Deep Dive: How the Court Reached Its Decision
Court's Analysis of Adverse Action
The court first addressed whether the plaintiffs adequately alleged an "adverse action" under ERISA § 510. The Defendants contended that they had engaged in negotiations with Kroger even after the plaintiffs filed their original complaint, which undermined the notion that their actions constituted retaliation. Furthermore, the court noted that the plaintiffs' own allegations indicated that the Defendants had refused to negotiate prior to the lawsuit, suggesting a preexisting position rather than a retaliatory response to the lawsuit. The court emphasized that for a claim of retaliation to succeed, the adverse action must be linked directly to the filing of the lawsuit. The court found that the timeline presented by the plaintiffs was inconsistent, as it revealed that negotiations had been proposed and some actions taken after the lawsuit was filed, further negating the claim of retaliation. Ultimately, the court concluded that the plaintiffs had not sufficiently demonstrated that the Defendants' refusal to negotiate constituted an actionable adverse action under ERISA § 510.
Specific Intent Requirement
Next, the court examined whether the plaintiffs adequately alleged that the Defendants had a specific intent to interfere with their benefits. Under ERISA § 510, liability requires proof of a specific intent to violate the statute and to interfere with a participant's rights. The plaintiffs attempted to establish this intent by referencing an email from Defendant Nyhan stating the trustees would "either negotiate or litigate but not both." However, the court found that this statement did not necessarily imply a deliberate intent to interfere with the benefits of the plaintiffs. The court highlighted that intent to frustrate benefits must be a motivating factor for the defendants' actions. Given that the plaintiffs' claims hinged on a mischaracterization of the Defendants' refusal to negotiate as retaliatory, the court concluded that the intent to interfere was not sufficiently alleged. This lack of specific intent further weakened the plaintiffs' retaliation claim under ERISA.

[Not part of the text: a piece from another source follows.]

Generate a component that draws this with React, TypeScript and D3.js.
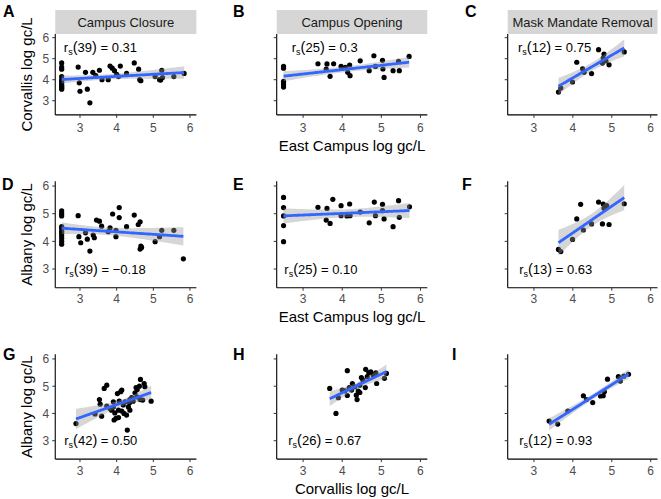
import React from "react";
import * as d3 from "d3";

// ---------- data ----------
const xTicks = [3, 4, 5, 6];
const yTicks = [3, 4, 5, 6];
const stripLabels = ["Campus Closure", "Campus Opening", "Mask Mandate Removal"];
const panelLetters = ["A", "B", "C", "D", "E", "F", "G", "H", "I"];
const yTitles = ["Corvallis log gc/L", "Albany log gc/L", "Albany log gc/L"];
const xTitles = ["East Campus log gc/L", "East Campus log gc/L", "Corvallis log gc/L"];
const corrDf = [39, 25, 12, 39, 25, 13, 42, 26, 12];
const corrR = ["0.31", "0.3", "0.75", "\u22120.18", "0.10", "0.63", "0.50", "0.67", "0.93"];

// A: East Campus vs Corvallis, Campus Closure
const aX = [2.5, 2.5, 2.5, 2.5, 2.5, 2.5, 2.5, 2.5, 2.5, 2.95, 2.98, 3.0, 3.15, 3.2, 3.27, 3.35, 3.43, 3.53, 3.6, 3.77, 3.82, 3.88, 3.94, 4.0, 4.05, 4.1, 4.27, 4.48, 4.6, 4.63, 4.66, 5.05, 5.17, 5.23, 5.25, 5.56, 5.84, 5.2, 2.5, 2.5, 2.5];
const aY = [4.8, 4.6, 4.5, 4.15, 4.0, 3.85, 3.7, 3.6, 3.55, 4.6, 3.85, 3.45, 4.35, 3.55, 2.9, 4.35, 4.2, 4.45, 4.0, 4.0, 4.65, 4.55, 4.43, 4.25, 4.15, 4.65, 4.3, 4.8, 4.5, 4.0, 3.95, 4.15, 4.0, 4.45, 4.1, 4.15, 4.3, 3.98, 3.75, 3.65, 3.9];
// B: East Campus vs Corvallis, Campus Opening
const bX = [2.5, 2.5, 2.5, 2.5, 2.5, 2.5, 3.38, 3.61, 3.59, 3.69, 3.78, 3.97, 4.08, 4.14, 4.19, 4.2, 4.46, 4.69, 4.81, 4.85, 5.03, 5.04, 5.07, 5.3, 5.44, 5.46, 5.71];
const bY = [4.63, 4.55, 3.92, 3.84, 3.76, 3.65, 4.76, 4.75, 4.5, 4.16, 4.76, 4.63, 4.59, 4.35, 4.7, 4.19, 4.9, 4.43, 5.14, 4.63, 4.92, 4.51, 4.11, 4.43, 4.87, 4.43, 5.11];
// C: East Campus vs Corvallis, Mask Mandate Removal
const cX = [3.63, 3.69, 3.99, 4.1, 4.25, 4.29, 4.48, 4.66, 4.76, 4.8, 4.85, 4.93, 5.32, 4.78];
const cY = [3.41, 3.6, 3.89, 4.83, 4.52, 4.35, 4.29, 5.43, 4.79, 5.22, 4.9, 4.71, 5.32, 5.03];
// D: East Campus vs Albany, Campus Closure
const dX = [2.5, 2.5, 2.5, 2.5, 2.5, 2.5, 2.5, 2.5, 2.5, 2.5, 2.5, 2.95, 2.97, 3.02, 3.15, 3.2, 3.27, 3.36, 3.39, 3.45, 3.53, 3.59, 3.77, 3.82, 3.89, 3.98, 4.07, 4.07, 4.27, 4.48, 4.59, 4.64, 4.66, 4.64, 4.68, 5.05, 5.17, 5.23, 5.56, 5.82, 3.98];
const dY = [5.1, 5.0, 4.92, 4.53, 4.47, 4.37, 4.29, 4.2, 4.11, 4.0, 3.9, 4.93, 4.17, 3.95, 4.31, 4.08, 3.65, 4.23, 4.13, 4.77, 4.73, 4.55, 4.35, 4.49, 4.99, 4.17, 5.22, 4.86, 4.53, 4.95, 4.61, 4.71, 3.83, 3.72, 3.78, 3.99, 4.17, 4.4, 4.4, 3.37, 4.4];
// E: East Campus vs Albany, Campus Opening
const eX = [2.5, 2.5, 2.5, 2.5, 2.5, 3.38, 3.61, 3.59, 3.69, 3.76, 3.97, 3.97, 4.12, 4.19, 4.2, 4.46, 4.69, 4.82, 4.85, 5.03, 5.03, 5.07, 5.3, 5.44, 5.46, 5.72, 4.15];
const eY = [5.59, 5.22, 4.92, 4.57, 3.99, 5.23, 5.19, 4.77, 4.65, 5.52, 5.29, 4.93, 4.92, 5.35, 4.93, 5.06, 4.67, 5.42, 4.93, 5.34, 5.11, 4.81, 4.53, 5.47, 4.87, 5.25, 4.95];
// F: East Campus vs Albany, Mask Mandate Removal
const fX = [3.63, 3.69, 3.99, 4.1, 4.2, 4.27, 4.48, 4.66, 4.76, 4.78, 4.83, 4.87, 4.93, 5.32, 4.8];
const fY = [3.71, 3.63, 4.07, 4.81, 5.34, 4.41, 4.63, 5.42, 4.63, 5.35, 5.22, 5.29, 4.61, 5.36, 5.2];
// G: Corvallis vs Albany, Campus Closure
const gX = [2.89, 3.41, 3.53, 3.55, 3.59, 3.66, 3.73, 3.82, 3.86, 3.91, 3.93, 3.98, 4.02, 4.05, 4.05, 4.07, 4.11, 4.14, 4.14, 4.18, 4.2, 4.29, 4.32, 4.35, 4.36, 4.41, 4.45, 4.5, 4.53, 4.56, 4.62, 4.64, 4.65, 4.71, 4.75, 4.77, 4.94, 3.91, 3.95, 4.36, 3.73, 4.23, 4.55, 4.27];
const gY = [3.63, 3.98, 4.51, 4.34, 3.9, 4.92, 5.04, 4.18, 4.12, 4.24, 3.76, 3.82, 4.73, 3.85, 4.12, 4.45, 4.8, 4.86, 4.09, 4.31, 4.0, 3.39, 4.24, 4.39, 4.51, 4.58, 4.45, 4.76, 4.95, 4.88, 5.0, 4.51, 5.25, 4.49, 5.1, 4.98, 4.45, 4.43, 4.02, 4.12, 4.27, 4.43, 4.61, 3.94];
// H: Corvallis vs Albany, Campus Opening
const hX = [3.68, 3.84, 3.9, 4.07, 4.13, 4.13, 4.18, 4.24, 4.32, 4.36, 4.38, 4.41, 4.45, 4.45, 4.49, 4.53, 4.59, 4.6, 4.64, 4.68, 4.73, 4.79, 4.86, 4.88, 5.08, 5.13, 4.0, 4.26];
const hY = [4.92, 4.0, 4.58, 4.83, 5.57, 4.66, 4.95, 4.86, 4.98, 4.67, 4.51, 4.82, 4.77, 5.04, 5.32, 5.22, 4.95, 5.62, 5.35, 5.5, 5.53, 5.41, 5.49, 5.1, 5.29, 5.47, 4.86, 5.1];
// I: Corvallis vs Albany, Mask Mandate Removal
const iX = [3.39, 3.61, 3.87, 4.27, 4.35, 4.51, 4.71, 4.78, 4.81, 4.89, 5.17, 5.22, 5.31, 5.43];
const iY = [3.72, 3.61, 4.09, 4.65, 4.51, 4.4, 4.64, 4.65, 4.8, 5.26, 5.35, 5.19, 5.37, 5.44];

const panelX = [aX, bX, cX, dX, eX, fX, gX, hX, iX];
const panelY = [aY, bY, cY, dY, eY, fY, gY, hY, iY];

// ---------- layout ----------
const W = 661;
const H = 499;
const DOMAIN: [number, number] = [2.325, 6.175];
const colRange: [number, number][] = [[55.25, 196.4], [276.7, 427.3], [507.7, 657.5]];
const rowRange: [number, number][] = [[34.0, 114.9], [181.2, 287.7], [354.2, 459.1]];
const letterPos = [[3, 17], [233, 17], [465, 17], [2, 190], [233, 190], [462, 190], [3, 360], [233, 360], [452, 360]];
const labelAnchor = [[2.56, 5.52], [2.71, 5.52], [2.59, 5.52], [2.59, 3.0], [2.52, 3.0], [2.62, 3.0], [2.57, 3.0], [2.62, 3.0], [2.62, 3.0]];
const tickLabelOffset = [17, 15.3, 16];
const xTitleBase = [151, 321.5, 493.5];
const FONT = "'Liberation Sans', Arial, Helvetica, sans-serif";

function tQuant(df: number) {
  const z = 1.959964;
  const z3 = z ** 3, z5 = z ** 5, z7 = z ** 7;
  return z + (z3 + z) / (4 * df) + (5 * z5 + 16 * z3 + 3 * z) / (96 * df * df) +
    (3 * z7 + 19 * z5 + 17 * z3 - 15 * z) / (384 * df ** 3);
}

function lmFit(xs: number[], ys: number[]) {
  const n = xs.length;
  const mx = d3.mean(xs)!;
  const my = d3.mean(ys)!;
  let sxx = 0, sxy = 0;
  for (let i = 0; i < n; i++) {
    sxx += (xs[i] - mx) ** 2;
    sxy += (xs[i] - mx) * (ys[i] - my);
  }
  const b = sxy / sxx;
  const a = my - b * mx;
  let sse = 0;
  for (let i = 0; i < n; i++) sse += (ys[i] - a - b * xs[i]) ** 2;
  const s = Math.sqrt(sse / (n - 2));
  const t = tQuant(n - 2);
  const [x0, x1] = d3.extent(xs) as [number, number];
  return d3.range(81).map((i) => {
    const x = x0 + ((x1 - x0) * i) / 80;
    const y = a + b * x;
    const se = s * Math.sqrt(1 / n + (x - mx) ** 2 / sxx);
    return { x, y, lo: y - t * se, hi: y + t * se };
  });
}

function Panel({ idx }: { idx: number }) {
  const col = idx % 3;
  const row = Math.floor(idx / 3);
  const xs = d3.scaleLinear().domain(DOMAIN).range(colRange[col]);
  const ys = d3.scaleLinear().domain(DOMAIN).range([rowRange[row][1], rowRange[row][0]]);
  const X = panelX[idx];
  const Y = panelY[idx];
  const fit = lmFit(X, Y);
  const area = d3.area<any>().x((d) => xs(d.x)).y0((d) => ys(d.lo)).y1((d) => ys(d.hi));
  const line = d3.line<any>().x((d) => xs(d.x)).y((d) => ys(d.y));
  const [l, r] = colRange[col];
  const [top, bot] = rowRange[row];
  const [lx, ly] = labelAnchor[idx];
  return (
    <g>
      {row === 0 && (
        <g>
          <rect x={l} y={10} width={r - l} height={top - 10} fill="#d6d6d6" />
          <text x={(l + r) / 2} y={(10 + top) / 2} dy="0.36em" textAnchor="middle" fontSize={13} fill="#1a1a1a">
            {stripLabels[col]}
          </text>
        </g>
      )}
      {X.map((x, i) => (
        <circle key={i} cx={xs(x)} cy={ys(Y[i])} r={2.6} fill="#000" />
      ))}
      <path d={area(fit)!} fill="#999999" fillOpacity={0.4} />
      <path d={line(fit)!} fill="none" stroke="#3366FF" strokeWidth={2.8} />
      {/* axes */}
      <line x1={l} x2={l} y1={top} y2={bot} stroke="#000" strokeWidth={1.1} />
      <line x1={l} x2={r} y1={bot} y2={bot} stroke="#000" strokeWidth={1.1} />
      {xTicks.map((t) => (
        <g key={"x" + t}>
          <line x1={xs(t)} x2={xs(t)} y1={bot} y2={bot + 3} stroke="#333" strokeWidth={1} />
          <text x={xs(t)} y={bot + tickLabelOffset[row]} textAnchor="middle" fontSize={12} fill="#4d4d4d">{t}</text>
        </g>
      ))}
      {yTicks.map((t) => (
        <g key={"y" + t}>
          <line x1={l - 3} x2={l} y1={ys(t)} y2={ys(t)} stroke="#333" strokeWidth={1} />
          {col === 0 && (
            <text x={l - 6} y={ys(t)} dy="0.36em" textAnchor="end" fontSize={12} fill="#4d4d4d">{t}</text>
          )}
        </g>
      ))}
      <text x={xs(lx)} y={ys(ly)} dy="0.35em" fontSize={13} fill="#000">
        r<tspan fontSize={9} dy="3">s</tspan>
        <tspan dy="-3" fontSize={14.5}>(</tspan>
        <tspan>{corrDf[idx]}</tspan>
        <tspan fontSize={14.5}>)</tspan>
        <tspan>{" = " + corrR[idx]}</tspan>
      </text>
      {col === 0 && (
        <text
          transform={`translate(${32},${(top + bot) / 2}) rotate(-90)`}
          textAnchor="middle"
          fontSize={15}
          fill="#000"
        >
          {yTitles[row]}
        </text>
      )}
      {col === 1 && (
        <text x={(l + r) / 2} y={xTitleBase[row]} textAnchor="middle" fontSize={15} fill="#000">
          {xTitles[row]}
        </text>
      )}
      <text x={letterPos[idx][0]} y={letterPos[idx][1]} fontSize={16} fontWeight="bold" fill="#000">
        {panelLetters[idx]}
      </text>
    </g>
  );
}

export default function App() {
  return (
    <svg
      width={W}
      height={H}
      style={{ position: "absolute", left: 0, top: 0, fontFamily: FONT }}
      xmlns="http://www.w3.org/2000/svg"
    >
      <rect x={0} y={0} width={W} height={H} fill="#fff" />
      {panelLetters.map((_, i) => (
        <Panel key={i} idx={i} />
      ))}
    </svg>
  );
}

Monetary Relief Under ERISA
The court also explored the issue of whether the plaintiffs could seek monetary relief under ERISA for their retaliation claim. The Defendants argued that the plaintiffs were not entitled to any form of monetary damages for violations of ERISA § 510, emphasizing that remedies under this section are limited to injunctive and equitable relief. The court noted that ERISA explicitly allows for equitable remedies but does not authorize monetary damages for retaliation claims. The plaintiffs contended that they should be able to seek restitution and potentially other forms of monetary relief; however, the court clarified that such claims must point to specifically identifiable funds in the Defendants' possession. Since the plaintiffs did not allege that the Defendants possessed any identifiable funds that could be subject to restitution, the court found that monetary relief was not available for Count 3. This further solidified the dismissal of the plaintiffs' retaliation claim.
Conclusion of the Court
In conclusion, the U.S. District Court for the Northern District of Illinois dismissed Count 3 of the plaintiffs' First Amended and Supplemental Complaint with prejudice. The court found that the plaintiffs had failed to adequately allege an adverse action under ERISA § 510, as well as a specific intent to interfere with their benefits. Additionally, the court determined that the plaintiffs could not seek monetary relief for their claims under ERISA. As a result, the court's ruling left the plaintiffs without viable grounds for their retaliation claim, reinforcing the stringent requirements under ERISA for such allegations. The dismissal indicated that the plaintiffs had not presented sufficient factual support to sustain their claims against the Defendants.